Fashion is in a state of flux. Whether the system is broken or whether patience has gone the way of the horse-drawn carriage can be debated. What’s clear is that the global reach and immediacy of the digital world has increased awareness of and desire for fashion. It has also shown up the lag time between presentation and fulfillment, which can run up to six months later. In a see-it-want-it-now world, that might as well be eons. While there’s no consensus yet as to how the situation can be fixed, Vetements, Burberry, and Tom Ford will break with the current system going forward.
So is the upcoming Fall 2016 season the last as we’ve known them? Or rather, as we’ve known them since the Fall 1998 season, when modernist Helmut Lang, perhaps the most emulated designer among the new gen, turned the system, successfully, on its head using technology to democratize the experience of seeing his collection? (A season later, Lang would move his live runway show from Paris to New York; he is the reason the season starts in the U.S. rather than it once had, in Europe.)
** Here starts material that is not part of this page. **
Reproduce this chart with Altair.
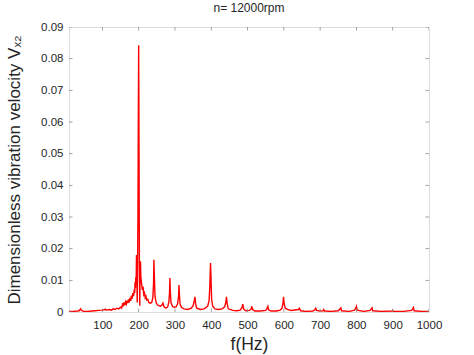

For Lang, this was much more than the mere flip of a calendar page. The presentation of his Fall 1998 collection on the Internet was part of his inclusive, forward-thinking, and technology-friendly philosophy. And it made sense in terms of his aesthetic, too: It wasn’t a stretch to think that a designer who embraced minimalism and tech fabrics and who had long incorporated elements of workwear into his garments would be tech-savvy. The same could not be said of the fashion world at the time.
So how did it all come about? We reached out to the designer turned fine artist, who explained via email:
“This was at the moment when I moved my company from Europe to the United States. As I was preparing for our next ‘séance de travail,’ which was highly anticipated, I felt that it was in many ways a new beginning for me, and also a new beginning for how to communicate my work. I sensed at the time that the Internet would grow into something much bigger than imaginable, so I thought it was the right moment to challenge the norm and present the collection online. It was a shock to the system, but a beginning of the new normal. In terms of the broader context of the industry, we made in the same season the entire collection available on a public platform, allowing consumers for the first time to get an unfiltered view of my work.”
Today, in homage to Lang’s brilliant move, we present on Vogue Runway his timeless Fall 1998 show in its entirely. We asked Kirsten Owen, the designer’s muse, to share her memories of the collection. “If I can quote Juergen Teller,” she replied, “ ‘It was more of a smell than a memory, of raw concrete and hi-fi. Definitely a buzz.’ ” Generating this excitement was Lang’s masterful balance of tailoring and flou, neon brights and neutrals, and the unexpected touch (bunny ears) that made this first virtual show as sartorially memorable as it was historically important.